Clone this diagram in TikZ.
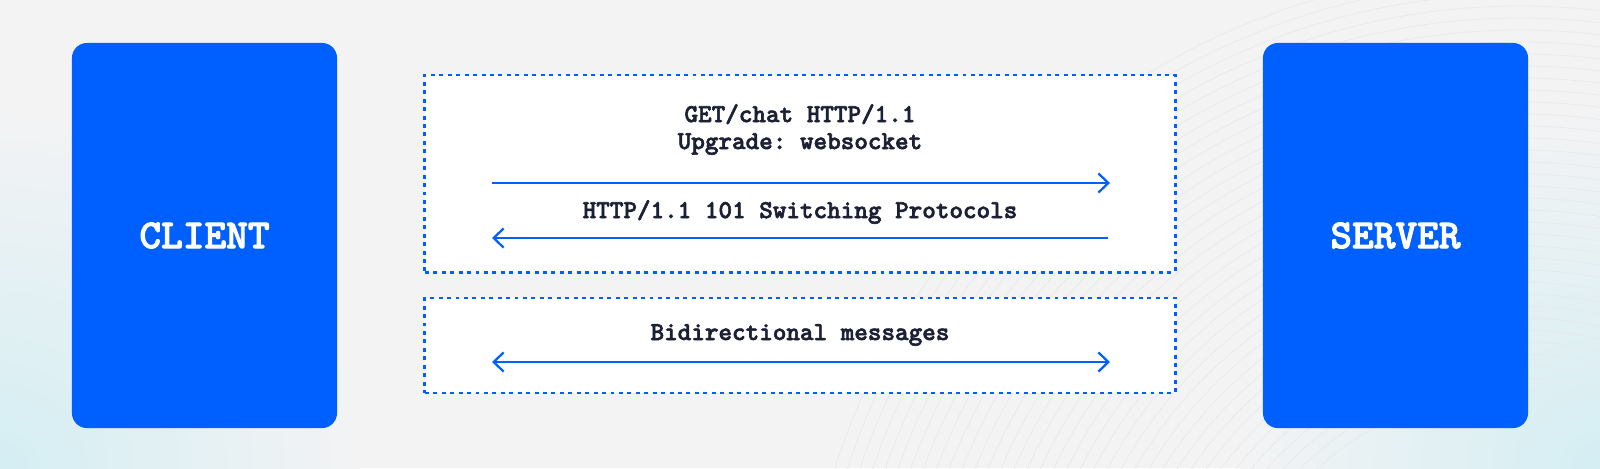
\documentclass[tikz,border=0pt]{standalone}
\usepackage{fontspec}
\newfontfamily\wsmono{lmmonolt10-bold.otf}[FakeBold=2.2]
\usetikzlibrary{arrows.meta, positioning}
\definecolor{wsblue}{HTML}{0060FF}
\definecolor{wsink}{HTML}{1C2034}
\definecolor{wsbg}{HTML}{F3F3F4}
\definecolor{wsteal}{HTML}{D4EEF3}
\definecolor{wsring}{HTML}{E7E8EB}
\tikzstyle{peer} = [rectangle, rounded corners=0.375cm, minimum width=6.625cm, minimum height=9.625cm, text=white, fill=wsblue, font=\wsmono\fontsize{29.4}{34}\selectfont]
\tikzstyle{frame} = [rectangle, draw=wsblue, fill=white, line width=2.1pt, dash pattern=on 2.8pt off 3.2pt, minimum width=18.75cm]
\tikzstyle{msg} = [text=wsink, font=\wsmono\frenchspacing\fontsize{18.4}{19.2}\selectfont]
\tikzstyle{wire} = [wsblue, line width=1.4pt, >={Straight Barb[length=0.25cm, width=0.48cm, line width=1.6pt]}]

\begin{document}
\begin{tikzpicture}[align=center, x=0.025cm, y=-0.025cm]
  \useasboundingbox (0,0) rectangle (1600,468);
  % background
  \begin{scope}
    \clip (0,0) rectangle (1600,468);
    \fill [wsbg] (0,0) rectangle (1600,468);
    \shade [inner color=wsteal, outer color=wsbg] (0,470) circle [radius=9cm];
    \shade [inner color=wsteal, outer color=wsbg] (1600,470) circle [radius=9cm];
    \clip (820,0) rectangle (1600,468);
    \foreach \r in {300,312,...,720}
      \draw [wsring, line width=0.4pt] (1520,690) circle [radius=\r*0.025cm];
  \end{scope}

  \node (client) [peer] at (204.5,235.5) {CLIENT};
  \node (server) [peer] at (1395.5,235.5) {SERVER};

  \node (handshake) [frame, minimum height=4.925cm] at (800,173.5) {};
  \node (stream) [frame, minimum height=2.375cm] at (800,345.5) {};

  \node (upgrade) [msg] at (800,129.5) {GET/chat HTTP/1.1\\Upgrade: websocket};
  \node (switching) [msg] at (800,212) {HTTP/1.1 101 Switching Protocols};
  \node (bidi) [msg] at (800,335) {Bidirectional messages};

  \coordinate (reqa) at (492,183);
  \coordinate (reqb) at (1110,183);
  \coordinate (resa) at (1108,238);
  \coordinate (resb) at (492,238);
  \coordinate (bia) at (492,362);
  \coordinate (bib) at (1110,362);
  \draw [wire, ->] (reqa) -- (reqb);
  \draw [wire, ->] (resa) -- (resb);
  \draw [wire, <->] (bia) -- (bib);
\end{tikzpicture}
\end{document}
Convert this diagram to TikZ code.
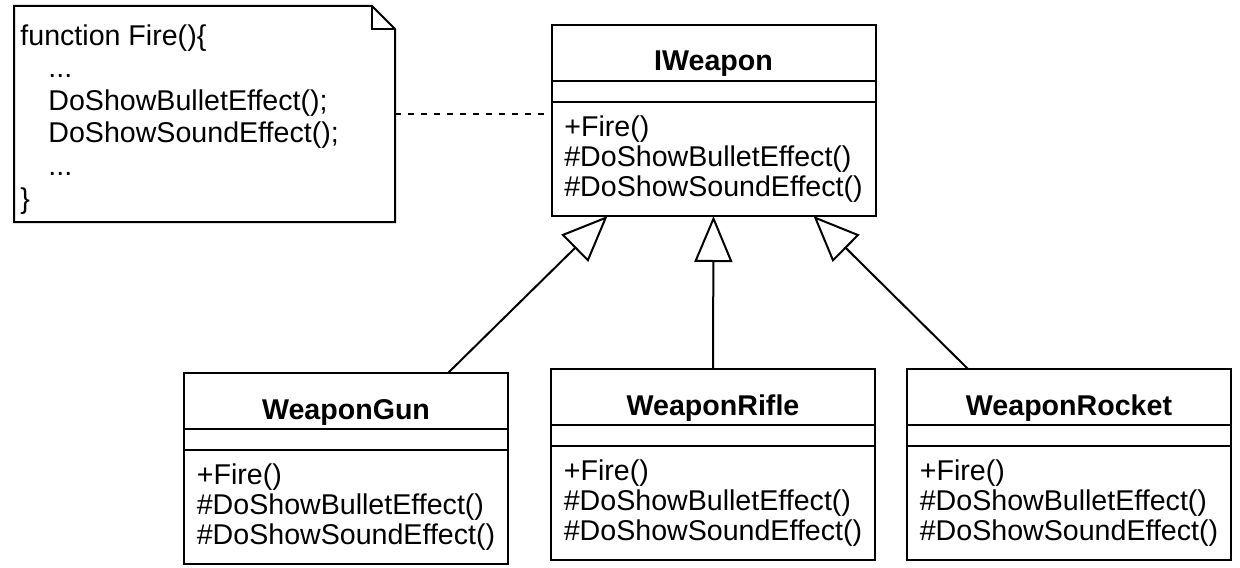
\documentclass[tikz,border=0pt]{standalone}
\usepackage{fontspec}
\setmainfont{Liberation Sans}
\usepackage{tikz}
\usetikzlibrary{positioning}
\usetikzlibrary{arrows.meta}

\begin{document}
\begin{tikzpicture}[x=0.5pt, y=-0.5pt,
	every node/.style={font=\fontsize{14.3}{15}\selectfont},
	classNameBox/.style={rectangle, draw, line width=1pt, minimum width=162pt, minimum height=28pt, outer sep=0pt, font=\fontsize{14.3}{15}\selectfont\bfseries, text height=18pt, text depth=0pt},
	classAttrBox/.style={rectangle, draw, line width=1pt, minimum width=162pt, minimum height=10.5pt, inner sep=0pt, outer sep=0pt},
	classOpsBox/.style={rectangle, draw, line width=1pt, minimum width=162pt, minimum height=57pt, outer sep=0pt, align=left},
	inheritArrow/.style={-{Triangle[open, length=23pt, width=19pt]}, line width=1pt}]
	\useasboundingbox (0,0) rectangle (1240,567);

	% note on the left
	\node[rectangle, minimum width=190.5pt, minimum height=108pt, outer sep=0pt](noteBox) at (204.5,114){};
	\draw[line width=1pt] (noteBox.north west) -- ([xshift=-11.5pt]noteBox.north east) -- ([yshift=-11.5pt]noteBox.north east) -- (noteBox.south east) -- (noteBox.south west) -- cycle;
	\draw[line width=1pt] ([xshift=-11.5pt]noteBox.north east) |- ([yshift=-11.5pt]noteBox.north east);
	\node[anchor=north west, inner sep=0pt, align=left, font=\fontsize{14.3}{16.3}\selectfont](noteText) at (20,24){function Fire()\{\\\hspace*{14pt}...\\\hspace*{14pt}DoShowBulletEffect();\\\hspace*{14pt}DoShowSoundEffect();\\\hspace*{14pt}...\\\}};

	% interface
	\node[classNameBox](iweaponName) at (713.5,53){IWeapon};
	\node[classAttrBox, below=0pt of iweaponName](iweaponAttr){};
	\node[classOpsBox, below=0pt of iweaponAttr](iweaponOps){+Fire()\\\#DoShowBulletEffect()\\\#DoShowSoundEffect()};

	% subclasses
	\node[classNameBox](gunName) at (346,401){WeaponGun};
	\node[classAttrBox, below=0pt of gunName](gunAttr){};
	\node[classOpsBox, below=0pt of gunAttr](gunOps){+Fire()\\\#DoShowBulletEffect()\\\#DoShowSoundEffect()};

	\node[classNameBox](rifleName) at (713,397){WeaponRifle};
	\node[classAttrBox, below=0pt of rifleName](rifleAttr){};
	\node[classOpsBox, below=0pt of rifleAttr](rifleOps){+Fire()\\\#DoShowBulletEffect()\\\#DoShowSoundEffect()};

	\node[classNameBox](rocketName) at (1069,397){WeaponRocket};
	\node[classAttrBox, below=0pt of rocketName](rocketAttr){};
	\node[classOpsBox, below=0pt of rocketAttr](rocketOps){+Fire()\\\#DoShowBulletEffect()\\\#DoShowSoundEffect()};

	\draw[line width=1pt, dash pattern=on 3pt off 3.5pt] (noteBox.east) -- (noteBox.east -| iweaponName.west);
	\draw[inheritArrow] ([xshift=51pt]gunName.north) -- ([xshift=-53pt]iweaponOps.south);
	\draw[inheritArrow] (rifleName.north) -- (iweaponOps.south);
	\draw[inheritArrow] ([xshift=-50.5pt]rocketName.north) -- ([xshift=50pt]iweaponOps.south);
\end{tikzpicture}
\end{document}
----
What you are asked to do: Restate, line by line and word for word, everything from the top of the material through the line that contains "Barb[length=0.25cm, width=0.48cm, line". Leave pictures out.

Full solution:
Clone this diagram in TikZ.
\documentclass[tikz,border=0pt]{standalone}
\usepackage{fontspec}
\newfontfamily\wsmono{lmmonolt10-bold.otf}[FakeBold=2.2]
\usetikzlibrary{arrows.meta, positioning}
\definecolor{wsblue}{HTML}{0060FF}
\definecolor{wsink}{HTML}{1C2034}
\definecolor{wsbg}{HTML}{F3F3F4}
\definecolor{wsteal}{HTML}{D4EEF3}
\definecolor{wsring}{HTML}{E7E8EB}
\tikzstyle{peer} = [rectangle, rounded corners=0.375cm, minimum width=6.625cm, minimum height=9.625cm, text=white, fill=wsblue, font=\wsmono\fontsize{29.4}{34}\selectfont]
\tikzstyle{frame} = [rectangle, draw=wsblue, fill=white, line width=2.1pt, dash pattern=on 2.8pt off 3.2pt, minimum width=18.75cm]
\tikzstyle{msg} = [text=wsink, font=\wsmono\frenchspacing\fontsize{18.4}{19.2}\selectfont]
\tikzstyle{wire} = [wsblue, line width=1.4pt, >={Straight Barb[length=0.25cm, width=0.48cm, line width=1.6pt]}]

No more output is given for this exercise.